Have you approached the school to have your son evaluated for an Emotional Disability? While it sounds bad, whatever his emotions are, they are preventing him from having a successful school experience (one of the criteria for ED), they have been going on for more than 6 months (another criteria) and they are not related to a specific experience (another criteria - although they may have been associated with your breakup, 5 years later is no longer directly connected with it.)

I would ask them to do this because then he would be eligible for free counseling, therapy, etc. from the school as well as to have actual goals for helping him deal with his anger in the classroom (and this often affects his behavior at home too) and to help his teacher make accomodations for him.


----------



## Marsupialmom (Sep 28, 2003)

I would also read "The Wonder of Boys" by Michael Gurian.

I would do your research and see if you can get him a male mentor. Big Brothers and Sisters, church groups, sports (serves 2 purposed), Boy Scout (or like groups).

Some of these groups will reduce cost if you are financially unable to afford it. You have to sometimes ask.


----------



## lab (Jun 11, 2003)

s to you









Don't really have anything to add. The book suggestions are great.

I have a 10 year old ds who has a short fuse. And a very angry, depressed brother. Talking to someone other than mom always helps. He probably could benefit from some sort of counselor.

Sorry you are going through this. You sound like you are on top of it though. Your son is lucky!


----------



## beatgirl (Dec 10, 2003)

Oh mama...11 is a tough age no matter what the sex.

My 15yo dd went through a weird and difficult time at that age and now my ds who is 11 is driving me nuts too!

He does the 'blame game' too. he has an excuse for everything...and not very good ones. He just doesnt want to take responsibility for anything...ever! It is really frustrating because he is a loving and sweet child with a huge heart but I definitely blame hormones for a large part of his behavioI am divorced but my ex and I are best friends and he sees him everyday. We have the exact same techniques as far as parenting goes so I know thats not it...with us at least. I am also with my new partner of 3 years and they get along pretty well...so having men around is important but its not the whole answer.
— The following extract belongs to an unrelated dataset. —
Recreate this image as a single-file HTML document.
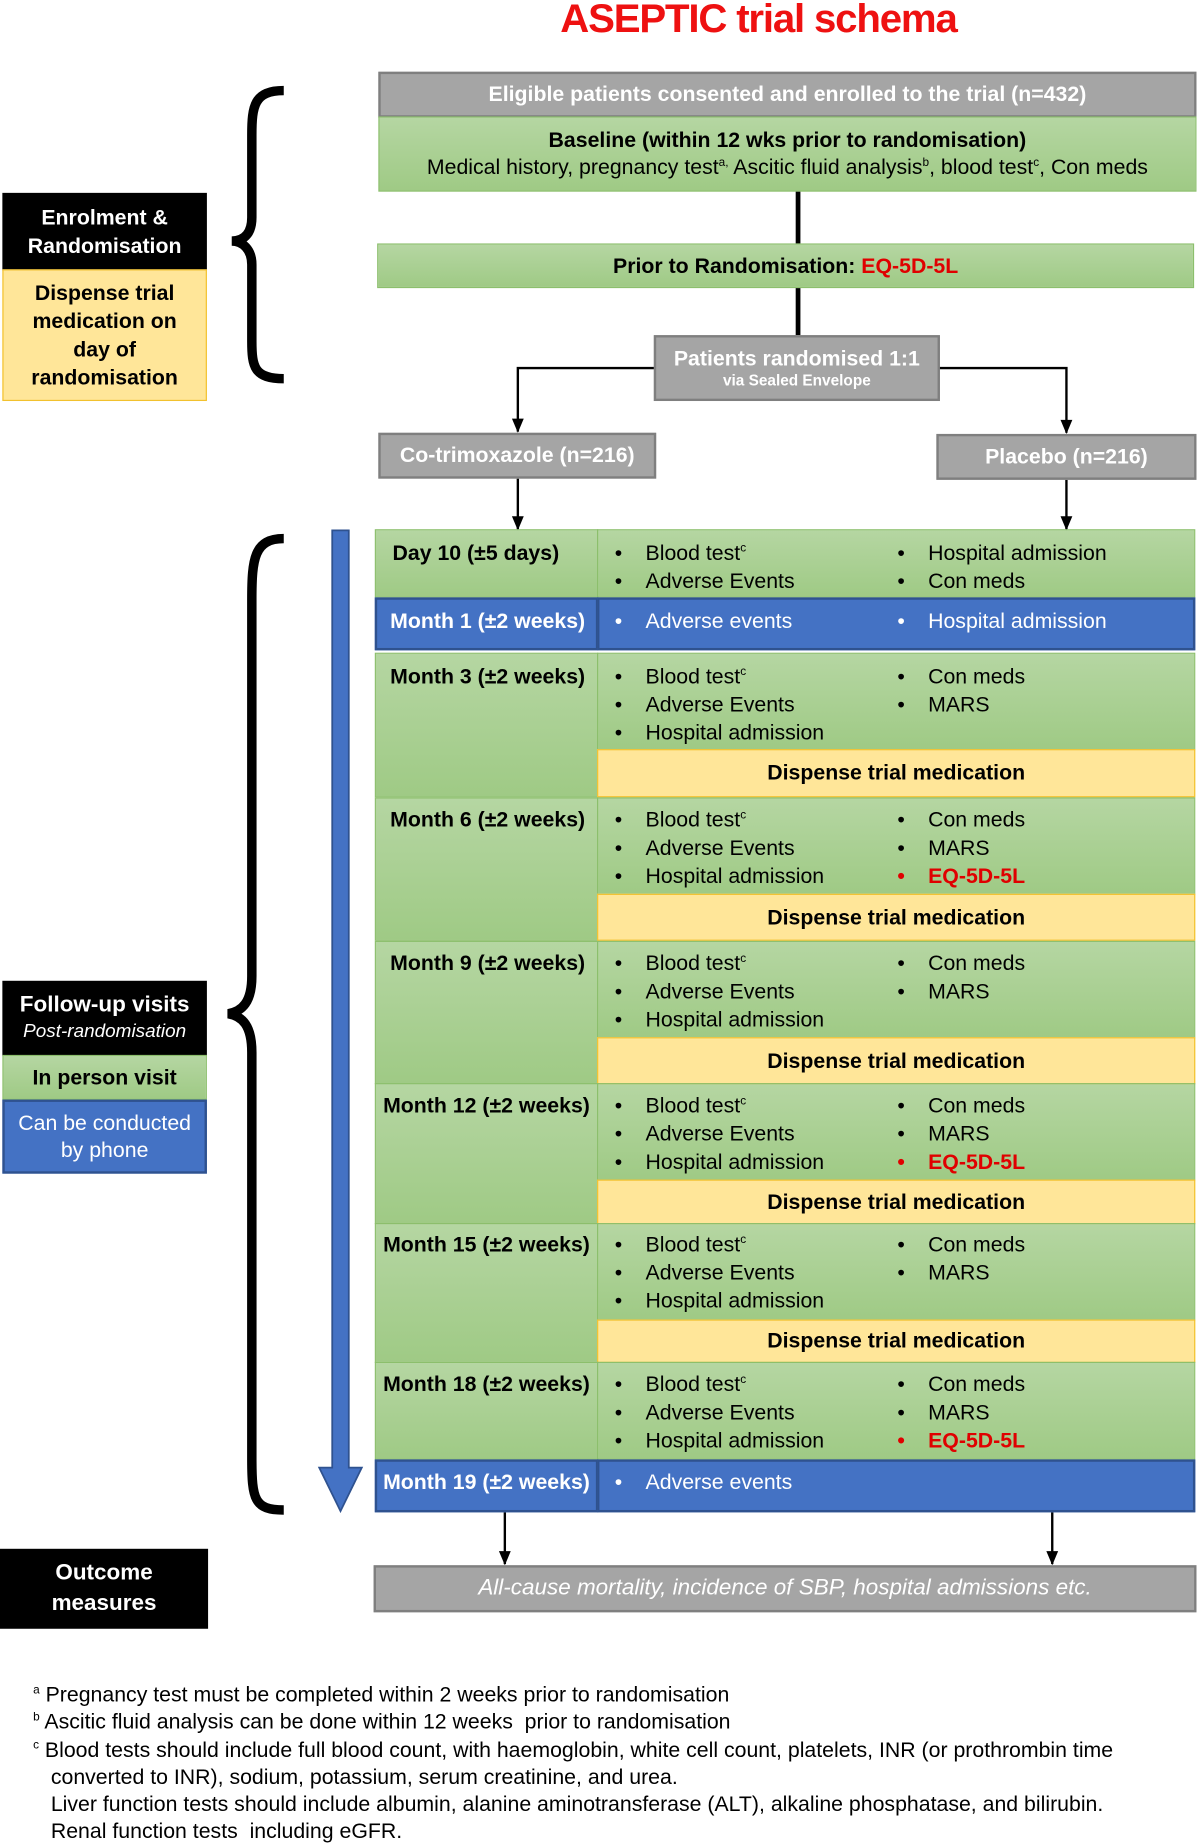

I also have a 13 month old dd...so being outnumbered by girls is a way of life around here. I sometimes feel he is resentful of the new baby but he loves her to pieces and vis versa.

When these situations arise...I try to sit down with him and find the 'root' of the problem. He always says that he will work on the problem and 'promises' to never do it again....but no matter what privelages I take away...he goes right back to the bad habits. We dont want him to develop bad habits for the future...so we try to communicate with him as much as possible and just hope that some of it sticks....I feel your pain mama.

This will pass...but the waiting sucks!


----------



## paganmommy (Nov 9, 2004)

I have an 11 year old boy and I am also a social worker. It seems there are many issues at hand here. I would suspect you are correct that he is reacting to your divorce and his absent father and his anger would be appropriate in those circumstances. I am hearing that you are really not liking your son very much right now and this is not meant to be a judgmental statement. We all go through periods where we don't like our children. His needing to touch you and be next to you sounds like a way to be closer yet I fully understand how that is, as my six year old does the same thing. My 11 year old sleeps on the futon in front of my bed and will go in and out as he feels safe and will sleep in his room occasionally.

I am also hearing some disturbing behavior at school and his inability to empathize and his manipulation of the situation by saying no one likes him. That is coming from another source and I suspect he is feeling that from many people; his father and you as well, as you said you don't want him near you at night. I would also suspect that you are holding onto your anger towards him and this is getting played out in many ways.

I seriously recommend that you seek family counseling. This isn't going away and I would also say that as he gets older you will see more destructive behaviors if it is not addressed now. I wish you well and hope that you both find your way back to each other.

Blessed Be, Nancy


----------